▶ [PROBLEM DESCRIPTION]: From the top of the entries, reproduce each line exactly, stopping after the line that contains "Chart.register(...registerables);". Omit pictures.

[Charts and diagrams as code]
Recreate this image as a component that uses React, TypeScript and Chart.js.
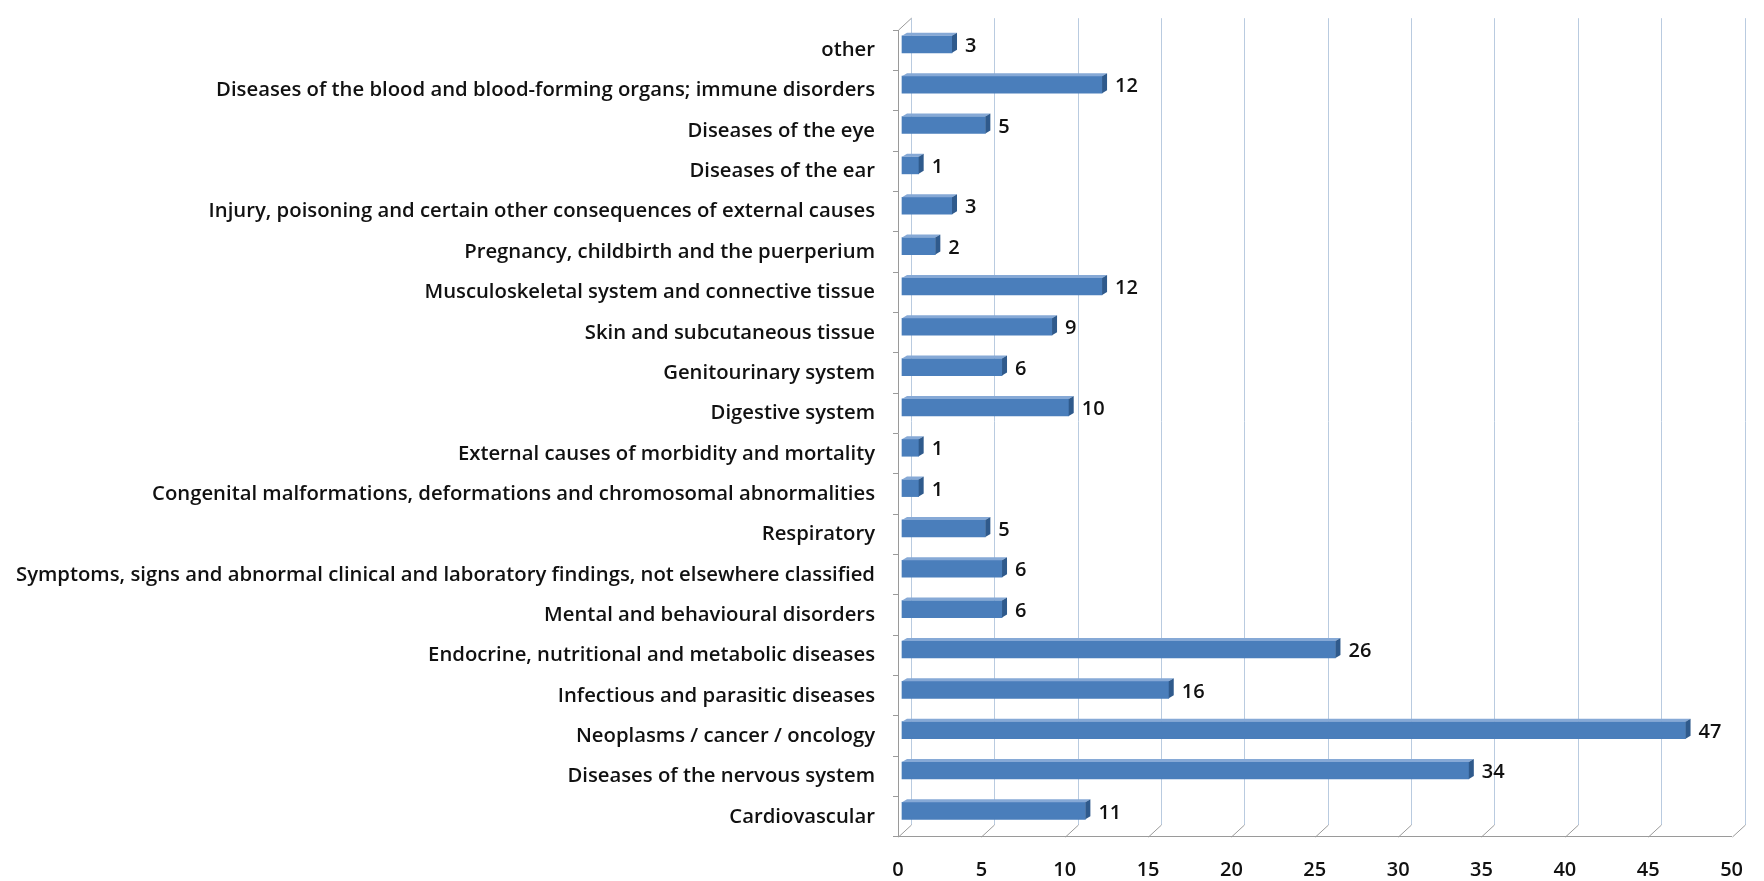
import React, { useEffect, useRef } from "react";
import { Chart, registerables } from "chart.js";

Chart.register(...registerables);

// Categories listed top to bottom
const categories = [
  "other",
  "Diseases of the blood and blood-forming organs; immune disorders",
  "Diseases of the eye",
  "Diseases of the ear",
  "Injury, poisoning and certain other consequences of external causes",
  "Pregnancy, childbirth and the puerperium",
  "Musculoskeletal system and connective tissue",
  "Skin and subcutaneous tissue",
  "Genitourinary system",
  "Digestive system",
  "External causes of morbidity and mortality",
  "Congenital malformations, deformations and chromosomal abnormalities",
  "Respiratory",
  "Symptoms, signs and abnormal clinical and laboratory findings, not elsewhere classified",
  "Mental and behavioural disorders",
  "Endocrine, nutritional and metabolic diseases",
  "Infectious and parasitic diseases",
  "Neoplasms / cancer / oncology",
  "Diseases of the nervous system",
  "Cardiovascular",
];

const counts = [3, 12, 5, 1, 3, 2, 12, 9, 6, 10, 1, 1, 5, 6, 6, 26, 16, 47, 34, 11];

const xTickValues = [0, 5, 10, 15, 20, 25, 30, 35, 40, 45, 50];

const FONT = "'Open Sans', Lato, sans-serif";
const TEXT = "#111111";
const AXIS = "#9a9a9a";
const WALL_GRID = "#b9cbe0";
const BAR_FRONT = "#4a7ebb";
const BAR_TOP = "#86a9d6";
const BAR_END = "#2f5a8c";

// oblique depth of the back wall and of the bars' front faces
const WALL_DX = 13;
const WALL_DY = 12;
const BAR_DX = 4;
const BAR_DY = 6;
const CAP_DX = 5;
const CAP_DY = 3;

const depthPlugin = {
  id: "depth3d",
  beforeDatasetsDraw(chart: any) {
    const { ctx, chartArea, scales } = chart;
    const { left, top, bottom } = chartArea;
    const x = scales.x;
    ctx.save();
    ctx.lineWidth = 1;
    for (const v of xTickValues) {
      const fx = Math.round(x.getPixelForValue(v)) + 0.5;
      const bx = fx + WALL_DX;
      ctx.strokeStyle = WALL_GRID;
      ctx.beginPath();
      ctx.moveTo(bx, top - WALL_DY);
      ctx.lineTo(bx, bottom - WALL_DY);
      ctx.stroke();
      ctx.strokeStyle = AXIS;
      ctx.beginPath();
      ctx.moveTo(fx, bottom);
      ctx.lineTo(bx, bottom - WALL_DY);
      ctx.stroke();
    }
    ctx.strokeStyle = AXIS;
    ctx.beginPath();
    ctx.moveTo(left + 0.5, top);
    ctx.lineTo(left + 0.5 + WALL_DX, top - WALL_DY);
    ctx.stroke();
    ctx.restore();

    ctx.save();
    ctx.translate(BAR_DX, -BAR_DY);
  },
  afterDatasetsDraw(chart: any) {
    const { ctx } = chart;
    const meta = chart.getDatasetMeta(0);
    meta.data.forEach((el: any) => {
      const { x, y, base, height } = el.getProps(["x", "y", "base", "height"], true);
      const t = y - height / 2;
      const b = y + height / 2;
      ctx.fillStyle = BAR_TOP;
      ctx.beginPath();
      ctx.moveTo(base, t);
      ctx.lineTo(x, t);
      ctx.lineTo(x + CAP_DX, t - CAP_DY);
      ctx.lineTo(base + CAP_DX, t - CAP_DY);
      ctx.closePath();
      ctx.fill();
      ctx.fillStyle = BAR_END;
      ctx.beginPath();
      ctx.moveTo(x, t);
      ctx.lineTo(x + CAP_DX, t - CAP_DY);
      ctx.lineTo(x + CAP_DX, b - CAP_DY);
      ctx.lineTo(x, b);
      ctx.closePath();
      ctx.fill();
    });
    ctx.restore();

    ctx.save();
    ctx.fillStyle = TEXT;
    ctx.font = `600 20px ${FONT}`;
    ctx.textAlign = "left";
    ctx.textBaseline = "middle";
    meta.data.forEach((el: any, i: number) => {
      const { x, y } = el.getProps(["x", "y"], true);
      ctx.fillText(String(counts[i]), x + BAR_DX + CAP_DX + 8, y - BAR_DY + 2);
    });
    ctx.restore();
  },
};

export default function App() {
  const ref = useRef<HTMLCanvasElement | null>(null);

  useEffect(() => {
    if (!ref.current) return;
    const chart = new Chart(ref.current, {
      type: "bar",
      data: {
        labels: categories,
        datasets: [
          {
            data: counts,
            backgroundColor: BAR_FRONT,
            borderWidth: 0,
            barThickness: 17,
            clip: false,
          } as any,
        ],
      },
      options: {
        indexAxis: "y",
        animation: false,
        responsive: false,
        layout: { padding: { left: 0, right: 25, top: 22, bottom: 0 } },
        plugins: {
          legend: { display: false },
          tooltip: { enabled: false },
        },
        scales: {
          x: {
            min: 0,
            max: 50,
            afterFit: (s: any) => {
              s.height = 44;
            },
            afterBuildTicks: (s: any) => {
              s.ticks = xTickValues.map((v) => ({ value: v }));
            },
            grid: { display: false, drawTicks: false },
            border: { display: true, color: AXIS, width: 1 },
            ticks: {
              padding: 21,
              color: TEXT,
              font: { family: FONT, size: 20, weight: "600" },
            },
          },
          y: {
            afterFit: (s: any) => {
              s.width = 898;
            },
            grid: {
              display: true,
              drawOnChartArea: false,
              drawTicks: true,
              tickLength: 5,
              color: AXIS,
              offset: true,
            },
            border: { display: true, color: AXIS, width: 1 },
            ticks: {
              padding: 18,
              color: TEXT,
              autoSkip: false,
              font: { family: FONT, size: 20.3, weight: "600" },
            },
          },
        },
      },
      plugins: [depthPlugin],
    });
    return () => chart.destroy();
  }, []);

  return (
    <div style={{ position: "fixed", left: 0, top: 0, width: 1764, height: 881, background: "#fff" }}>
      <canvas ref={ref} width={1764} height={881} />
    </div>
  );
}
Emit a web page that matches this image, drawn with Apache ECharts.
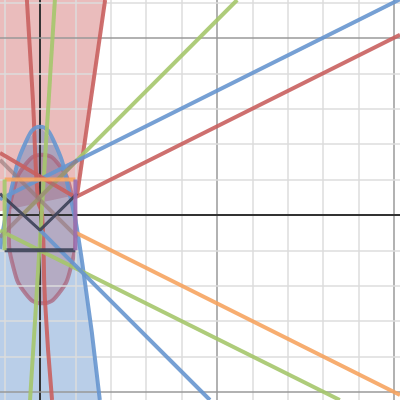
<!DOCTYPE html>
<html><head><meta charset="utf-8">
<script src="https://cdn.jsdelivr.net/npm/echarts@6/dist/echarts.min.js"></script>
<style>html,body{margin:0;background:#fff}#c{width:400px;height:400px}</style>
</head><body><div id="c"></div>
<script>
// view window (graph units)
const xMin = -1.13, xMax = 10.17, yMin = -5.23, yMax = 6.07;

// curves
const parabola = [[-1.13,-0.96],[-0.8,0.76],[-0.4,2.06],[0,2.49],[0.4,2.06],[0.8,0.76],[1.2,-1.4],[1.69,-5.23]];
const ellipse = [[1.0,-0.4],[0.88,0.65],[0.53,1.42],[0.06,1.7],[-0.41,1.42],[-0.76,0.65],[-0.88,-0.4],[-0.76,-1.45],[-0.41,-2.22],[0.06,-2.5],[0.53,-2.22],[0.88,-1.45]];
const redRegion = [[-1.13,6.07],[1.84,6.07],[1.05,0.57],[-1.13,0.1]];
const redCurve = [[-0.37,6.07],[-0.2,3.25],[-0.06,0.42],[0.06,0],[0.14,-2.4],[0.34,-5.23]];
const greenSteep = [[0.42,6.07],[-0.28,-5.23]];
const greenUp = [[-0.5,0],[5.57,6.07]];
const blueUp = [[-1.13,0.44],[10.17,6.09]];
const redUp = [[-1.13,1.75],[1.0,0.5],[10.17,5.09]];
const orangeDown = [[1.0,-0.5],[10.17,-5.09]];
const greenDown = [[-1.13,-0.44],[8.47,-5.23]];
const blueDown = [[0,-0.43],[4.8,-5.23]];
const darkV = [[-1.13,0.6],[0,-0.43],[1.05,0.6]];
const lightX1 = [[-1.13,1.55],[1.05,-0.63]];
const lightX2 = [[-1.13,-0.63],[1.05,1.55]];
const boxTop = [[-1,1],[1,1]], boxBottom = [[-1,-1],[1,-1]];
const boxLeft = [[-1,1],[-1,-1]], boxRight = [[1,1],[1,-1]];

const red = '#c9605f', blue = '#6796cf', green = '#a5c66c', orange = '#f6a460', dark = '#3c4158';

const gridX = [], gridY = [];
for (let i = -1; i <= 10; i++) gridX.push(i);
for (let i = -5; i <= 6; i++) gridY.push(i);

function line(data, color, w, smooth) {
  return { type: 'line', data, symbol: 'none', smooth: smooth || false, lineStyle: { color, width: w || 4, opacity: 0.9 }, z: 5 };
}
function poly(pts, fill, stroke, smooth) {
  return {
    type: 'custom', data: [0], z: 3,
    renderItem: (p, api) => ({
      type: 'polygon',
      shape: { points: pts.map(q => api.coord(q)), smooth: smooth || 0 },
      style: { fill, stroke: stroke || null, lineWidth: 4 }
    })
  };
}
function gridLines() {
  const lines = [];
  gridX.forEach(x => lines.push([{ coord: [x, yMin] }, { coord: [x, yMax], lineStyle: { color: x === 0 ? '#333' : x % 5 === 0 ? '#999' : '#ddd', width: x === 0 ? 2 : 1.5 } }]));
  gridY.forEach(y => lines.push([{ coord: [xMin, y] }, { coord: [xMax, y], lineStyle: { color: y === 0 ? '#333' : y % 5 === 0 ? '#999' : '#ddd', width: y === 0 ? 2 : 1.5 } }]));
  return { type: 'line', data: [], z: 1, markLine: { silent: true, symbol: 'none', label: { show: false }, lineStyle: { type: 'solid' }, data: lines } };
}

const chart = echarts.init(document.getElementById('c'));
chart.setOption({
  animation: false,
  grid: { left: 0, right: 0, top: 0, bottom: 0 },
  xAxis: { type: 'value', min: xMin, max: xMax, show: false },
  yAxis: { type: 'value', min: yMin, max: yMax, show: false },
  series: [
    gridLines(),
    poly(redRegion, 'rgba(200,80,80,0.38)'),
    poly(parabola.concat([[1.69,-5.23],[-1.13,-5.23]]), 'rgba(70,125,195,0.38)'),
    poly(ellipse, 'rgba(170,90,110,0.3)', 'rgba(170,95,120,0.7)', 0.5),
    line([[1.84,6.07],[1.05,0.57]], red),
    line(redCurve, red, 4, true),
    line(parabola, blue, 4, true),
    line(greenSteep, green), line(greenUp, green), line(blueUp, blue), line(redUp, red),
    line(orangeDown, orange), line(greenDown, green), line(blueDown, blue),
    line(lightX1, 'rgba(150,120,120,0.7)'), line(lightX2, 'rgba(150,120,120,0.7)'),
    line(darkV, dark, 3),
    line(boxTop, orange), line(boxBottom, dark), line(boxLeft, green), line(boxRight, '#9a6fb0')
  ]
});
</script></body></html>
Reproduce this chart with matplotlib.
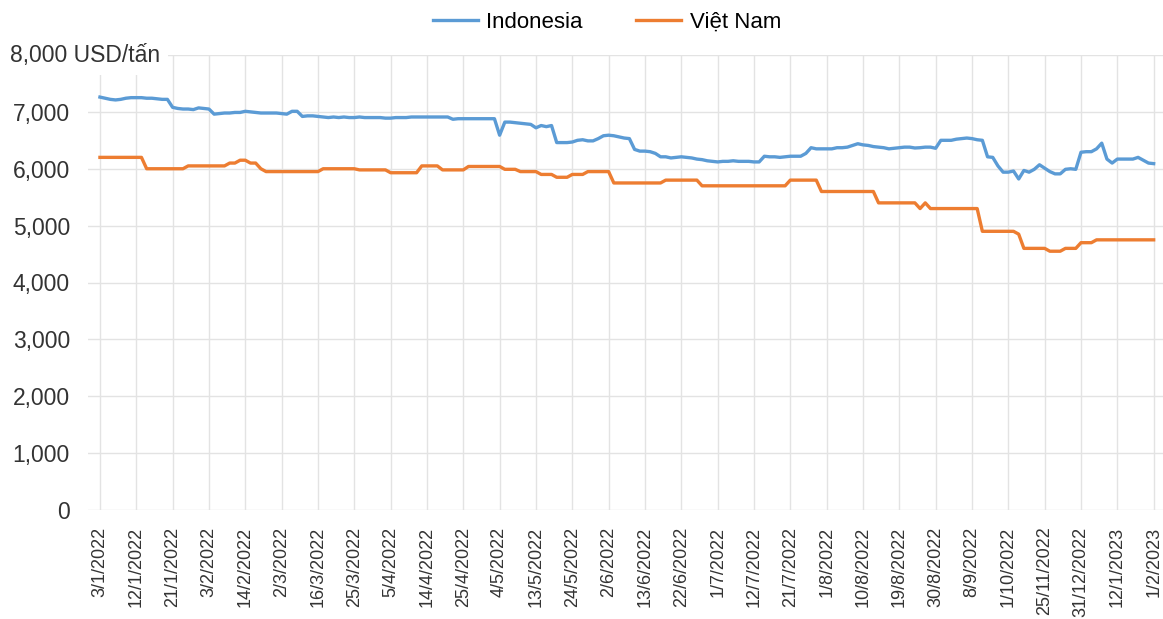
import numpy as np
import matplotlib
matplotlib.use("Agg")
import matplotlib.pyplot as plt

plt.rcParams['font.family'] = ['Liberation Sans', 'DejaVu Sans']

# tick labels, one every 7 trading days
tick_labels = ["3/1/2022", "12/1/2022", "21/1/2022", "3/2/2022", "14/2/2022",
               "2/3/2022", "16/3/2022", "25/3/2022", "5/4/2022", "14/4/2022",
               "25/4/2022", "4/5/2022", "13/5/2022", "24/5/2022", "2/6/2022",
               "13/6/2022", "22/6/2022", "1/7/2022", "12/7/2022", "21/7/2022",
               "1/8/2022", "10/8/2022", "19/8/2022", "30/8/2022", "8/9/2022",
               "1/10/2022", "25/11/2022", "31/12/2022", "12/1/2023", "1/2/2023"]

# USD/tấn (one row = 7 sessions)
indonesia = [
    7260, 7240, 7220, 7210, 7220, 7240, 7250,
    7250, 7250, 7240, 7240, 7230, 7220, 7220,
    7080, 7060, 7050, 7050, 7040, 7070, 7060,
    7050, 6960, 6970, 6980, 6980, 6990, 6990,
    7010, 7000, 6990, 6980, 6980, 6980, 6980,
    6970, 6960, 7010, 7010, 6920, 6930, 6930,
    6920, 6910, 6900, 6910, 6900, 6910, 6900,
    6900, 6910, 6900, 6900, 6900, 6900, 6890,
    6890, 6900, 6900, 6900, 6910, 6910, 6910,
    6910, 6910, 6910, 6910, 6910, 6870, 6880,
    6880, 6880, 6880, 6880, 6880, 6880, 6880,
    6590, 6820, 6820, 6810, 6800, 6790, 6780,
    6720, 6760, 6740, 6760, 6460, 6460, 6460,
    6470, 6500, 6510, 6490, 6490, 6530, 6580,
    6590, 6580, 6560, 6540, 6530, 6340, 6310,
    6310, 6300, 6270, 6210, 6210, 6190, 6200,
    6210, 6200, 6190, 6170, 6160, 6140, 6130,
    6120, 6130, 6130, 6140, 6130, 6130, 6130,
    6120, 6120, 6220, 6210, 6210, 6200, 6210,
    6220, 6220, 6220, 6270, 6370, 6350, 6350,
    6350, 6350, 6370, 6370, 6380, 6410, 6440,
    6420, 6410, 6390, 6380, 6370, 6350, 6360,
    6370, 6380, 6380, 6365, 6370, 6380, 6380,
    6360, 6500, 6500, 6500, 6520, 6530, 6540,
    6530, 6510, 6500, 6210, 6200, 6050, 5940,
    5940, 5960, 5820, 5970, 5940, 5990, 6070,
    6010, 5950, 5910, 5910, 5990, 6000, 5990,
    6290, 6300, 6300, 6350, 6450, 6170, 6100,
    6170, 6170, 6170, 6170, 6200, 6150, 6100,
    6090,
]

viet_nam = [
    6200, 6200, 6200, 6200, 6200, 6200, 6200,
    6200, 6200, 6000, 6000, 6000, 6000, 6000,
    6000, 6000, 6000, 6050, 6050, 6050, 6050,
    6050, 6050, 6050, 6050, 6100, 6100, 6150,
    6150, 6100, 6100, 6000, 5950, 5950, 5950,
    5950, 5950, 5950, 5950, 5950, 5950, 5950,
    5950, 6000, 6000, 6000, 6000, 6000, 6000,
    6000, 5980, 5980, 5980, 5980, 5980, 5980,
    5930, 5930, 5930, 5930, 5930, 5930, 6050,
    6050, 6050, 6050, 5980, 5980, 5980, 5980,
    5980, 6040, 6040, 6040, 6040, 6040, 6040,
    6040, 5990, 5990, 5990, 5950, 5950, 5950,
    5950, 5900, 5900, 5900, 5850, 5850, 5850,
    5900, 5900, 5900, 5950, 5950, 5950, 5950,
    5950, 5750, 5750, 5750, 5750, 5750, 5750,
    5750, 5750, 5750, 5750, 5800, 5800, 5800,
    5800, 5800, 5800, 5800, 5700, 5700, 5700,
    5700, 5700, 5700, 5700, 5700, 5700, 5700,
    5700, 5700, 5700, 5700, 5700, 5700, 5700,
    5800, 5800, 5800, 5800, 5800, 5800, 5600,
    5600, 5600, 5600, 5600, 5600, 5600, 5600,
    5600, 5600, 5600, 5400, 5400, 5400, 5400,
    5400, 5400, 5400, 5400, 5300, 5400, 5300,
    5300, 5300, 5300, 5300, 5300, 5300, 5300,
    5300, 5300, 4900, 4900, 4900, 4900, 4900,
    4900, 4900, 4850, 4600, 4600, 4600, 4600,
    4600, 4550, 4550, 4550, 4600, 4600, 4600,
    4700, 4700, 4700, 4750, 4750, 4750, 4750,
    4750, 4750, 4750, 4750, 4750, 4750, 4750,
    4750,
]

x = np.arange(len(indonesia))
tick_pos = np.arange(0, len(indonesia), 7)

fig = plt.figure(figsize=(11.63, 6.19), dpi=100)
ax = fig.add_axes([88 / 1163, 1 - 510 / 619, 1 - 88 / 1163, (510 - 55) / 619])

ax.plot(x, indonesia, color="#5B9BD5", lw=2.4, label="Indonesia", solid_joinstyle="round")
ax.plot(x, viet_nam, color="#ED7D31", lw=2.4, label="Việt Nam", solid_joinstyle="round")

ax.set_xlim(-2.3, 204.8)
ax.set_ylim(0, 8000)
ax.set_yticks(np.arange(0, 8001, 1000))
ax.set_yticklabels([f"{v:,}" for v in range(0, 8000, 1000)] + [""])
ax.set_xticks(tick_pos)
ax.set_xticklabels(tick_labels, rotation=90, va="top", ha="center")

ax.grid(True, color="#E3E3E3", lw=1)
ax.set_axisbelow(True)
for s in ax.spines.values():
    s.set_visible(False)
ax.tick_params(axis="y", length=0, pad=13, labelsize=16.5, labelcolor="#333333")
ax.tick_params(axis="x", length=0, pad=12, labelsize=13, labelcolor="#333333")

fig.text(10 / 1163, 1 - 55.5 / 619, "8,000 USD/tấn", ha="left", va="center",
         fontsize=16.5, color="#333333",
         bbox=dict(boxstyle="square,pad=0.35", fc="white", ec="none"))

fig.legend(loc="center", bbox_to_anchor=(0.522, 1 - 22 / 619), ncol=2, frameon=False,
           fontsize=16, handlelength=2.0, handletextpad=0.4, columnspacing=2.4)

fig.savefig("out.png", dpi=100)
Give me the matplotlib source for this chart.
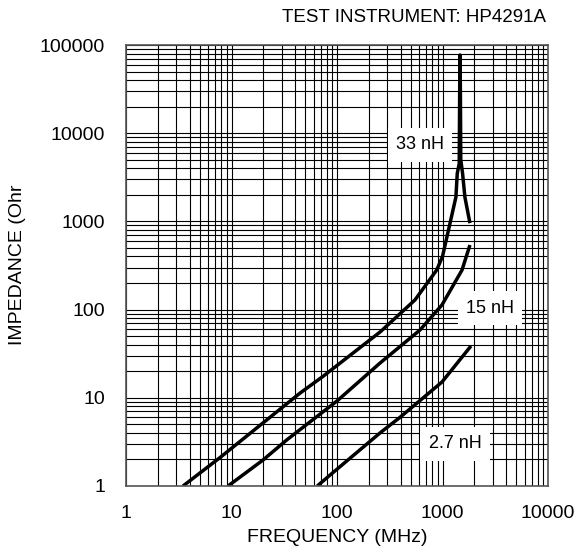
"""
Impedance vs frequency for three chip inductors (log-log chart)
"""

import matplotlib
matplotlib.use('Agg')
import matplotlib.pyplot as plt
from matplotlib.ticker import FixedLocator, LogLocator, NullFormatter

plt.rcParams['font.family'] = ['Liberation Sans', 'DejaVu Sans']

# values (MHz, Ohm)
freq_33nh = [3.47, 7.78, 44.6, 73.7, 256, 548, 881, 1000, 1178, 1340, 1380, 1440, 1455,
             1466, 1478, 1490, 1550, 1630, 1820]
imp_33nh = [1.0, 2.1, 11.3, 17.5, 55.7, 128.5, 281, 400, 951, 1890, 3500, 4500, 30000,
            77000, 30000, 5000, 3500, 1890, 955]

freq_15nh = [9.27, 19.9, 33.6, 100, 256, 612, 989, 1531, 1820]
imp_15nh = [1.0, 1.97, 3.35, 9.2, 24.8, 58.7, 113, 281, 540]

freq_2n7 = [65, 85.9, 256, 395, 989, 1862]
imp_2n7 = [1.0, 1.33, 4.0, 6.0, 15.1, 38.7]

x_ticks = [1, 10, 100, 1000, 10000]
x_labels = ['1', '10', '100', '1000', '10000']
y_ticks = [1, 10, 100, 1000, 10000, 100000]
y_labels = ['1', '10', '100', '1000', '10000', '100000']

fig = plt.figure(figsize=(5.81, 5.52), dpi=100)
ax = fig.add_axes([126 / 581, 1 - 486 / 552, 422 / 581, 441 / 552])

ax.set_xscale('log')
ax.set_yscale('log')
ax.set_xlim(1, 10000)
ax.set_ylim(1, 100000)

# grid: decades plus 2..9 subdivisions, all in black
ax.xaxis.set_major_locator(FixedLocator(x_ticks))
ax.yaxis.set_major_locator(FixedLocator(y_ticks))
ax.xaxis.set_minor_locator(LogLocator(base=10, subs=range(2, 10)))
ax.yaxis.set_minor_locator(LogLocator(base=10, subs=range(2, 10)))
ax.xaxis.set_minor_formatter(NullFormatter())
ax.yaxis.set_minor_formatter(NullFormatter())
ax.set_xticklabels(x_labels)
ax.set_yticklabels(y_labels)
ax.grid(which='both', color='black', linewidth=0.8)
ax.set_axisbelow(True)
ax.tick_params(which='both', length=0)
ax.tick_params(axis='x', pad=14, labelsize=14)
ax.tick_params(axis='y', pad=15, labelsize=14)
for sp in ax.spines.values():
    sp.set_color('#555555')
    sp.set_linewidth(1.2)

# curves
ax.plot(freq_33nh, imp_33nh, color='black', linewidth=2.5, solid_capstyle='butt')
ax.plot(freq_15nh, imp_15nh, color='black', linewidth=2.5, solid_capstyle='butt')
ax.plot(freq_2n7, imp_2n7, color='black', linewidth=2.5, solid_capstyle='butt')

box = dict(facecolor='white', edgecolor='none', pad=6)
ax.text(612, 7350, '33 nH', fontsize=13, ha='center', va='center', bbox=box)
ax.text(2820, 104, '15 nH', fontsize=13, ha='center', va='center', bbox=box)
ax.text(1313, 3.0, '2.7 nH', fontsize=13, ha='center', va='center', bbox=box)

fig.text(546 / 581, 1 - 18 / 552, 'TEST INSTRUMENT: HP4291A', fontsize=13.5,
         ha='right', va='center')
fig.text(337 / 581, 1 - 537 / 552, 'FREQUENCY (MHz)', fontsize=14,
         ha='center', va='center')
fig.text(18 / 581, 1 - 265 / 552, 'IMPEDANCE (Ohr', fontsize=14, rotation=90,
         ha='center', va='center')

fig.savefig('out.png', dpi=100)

▶ [EXPECTED ANSWER]:
Recreate this image as a component that uses React, TypeScript and Chart.js.
import React, { useEffect, useRef } from "react";
import { Chart, registerables } from "chart.js";

Chart.register(...registerables);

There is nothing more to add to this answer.